Marion was the youngest of six children. There were 20 years between her and her oldest sibling and almost six years between her and Zeke, the next youngest. She was about 12 years old when Zeke enlisted. The tenderness he had for his baby sister is evident from the start of each letter — “Dear Toots.”

How do we find personal meaning in the grand scope of history?

After this greeting, Zeke often protested that “I have nothing to say.” He wrote passing complaints about KP (Kitchen Patrol) and digging post holes in the mud. “Time really flies here,” he mused.

His letters always asked about life back on the farm. He wondered if the planting was going well, then later in the year if “the corn was all in.” He envied their older brothers at the start of hunting season. He hoped his baby sister “got a good piece of deer meat.”

“I bet the new preacher is settling in,” Zeke wrote. “Never can tell it’s Sunday here. Work all the time.”

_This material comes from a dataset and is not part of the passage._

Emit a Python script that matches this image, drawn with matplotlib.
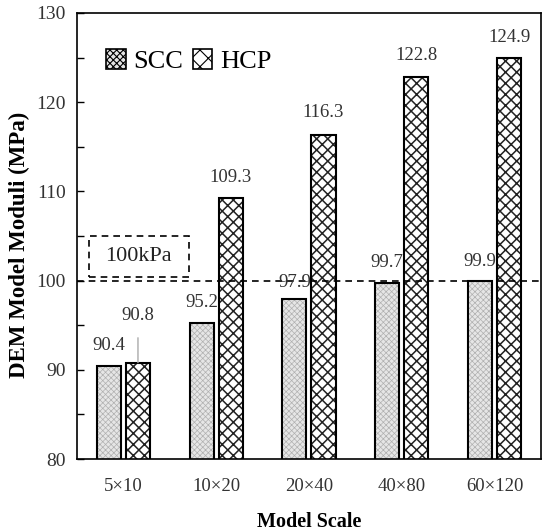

As the years passed, he wrote from different cities: “I can say I was at Normandy and a lot of other places but Paris had them all beat. The styles there are way ahead of New York.” I chuckled at that!

My great-uncle experienced the end of World War II in Germany in real-time. He wrote of “thousands of German prisoners marching by” and how “their morale was below their knees.” There were also German women and children “fleeing the Russians.”

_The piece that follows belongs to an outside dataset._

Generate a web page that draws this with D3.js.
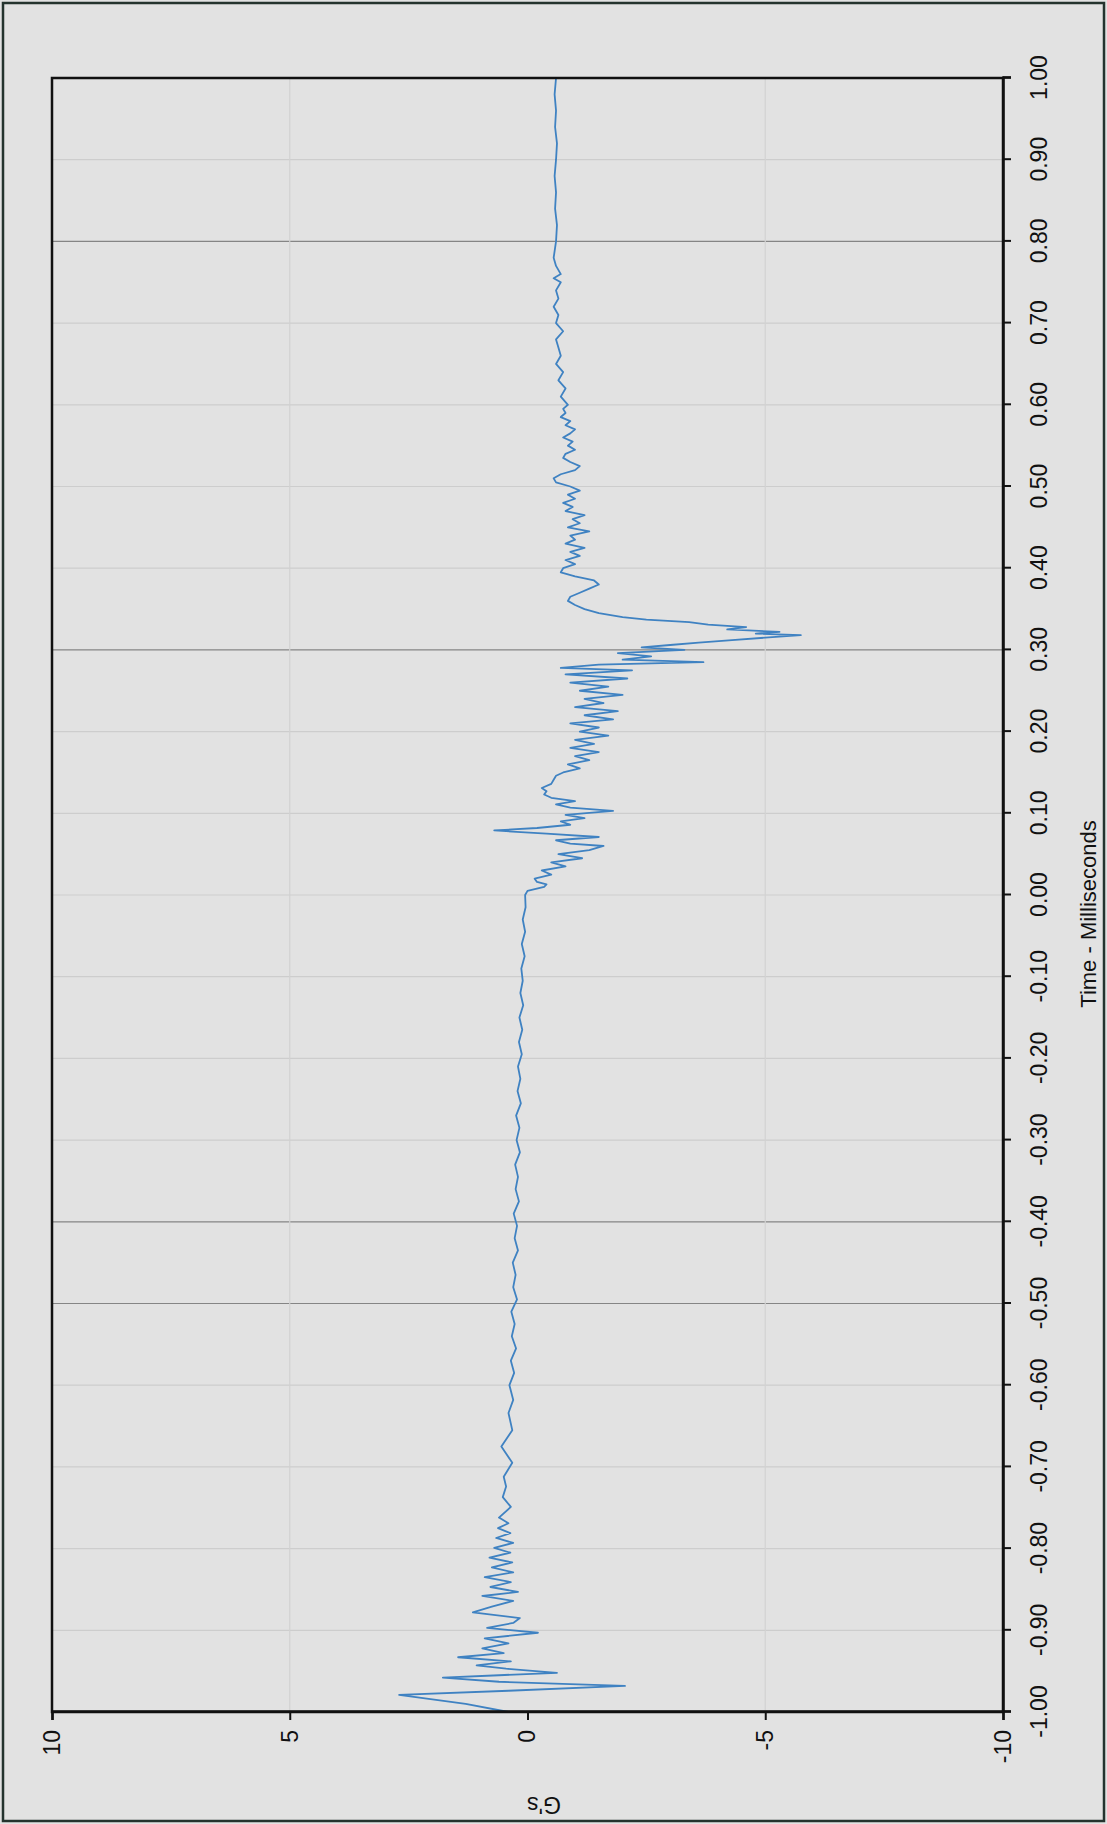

I read these letters during the hottest summer on record, what some are calling the “first extinction summer.” The war between Ukraine and Russia slogs on; there are more conflicts and rumors of wars.

How do we find personal meaning in the grand scope of history?

But what grace will we glimpse?

An ancient poet known as Isaiah wrote that nations are but a drop from the bucket, a speck of dust on the scales. And life is a breath, a sigh, a passing shadow on the face of the earth.

Uncle Zeke is remembered by my extended family as a gruff, working-class man. I doubt he would have considered himself a poet. But his words from the winter of 1945 fall down the corridor of time with a poetic ring:

“In a writing mood though I have nothing to say. I was just sitting here by the stove watching it snow for the first time. Was real big flakes.”

Was real big flakes. That line has stayed with me. I am reminded that my ancestors have experienced tragedies. Yet, people have noticed beauty, even in war. Zeke shared “real big flakes” with his baby sister, and I share the line with you, gentle reader, in case you are also in search of hope in our time. Not that most of us will witness snow here in the dog days of August … But what grace will we glimpse?

Jesus directed us to small, everyday miracles like mustard seeds and yeast. Like real big flakes.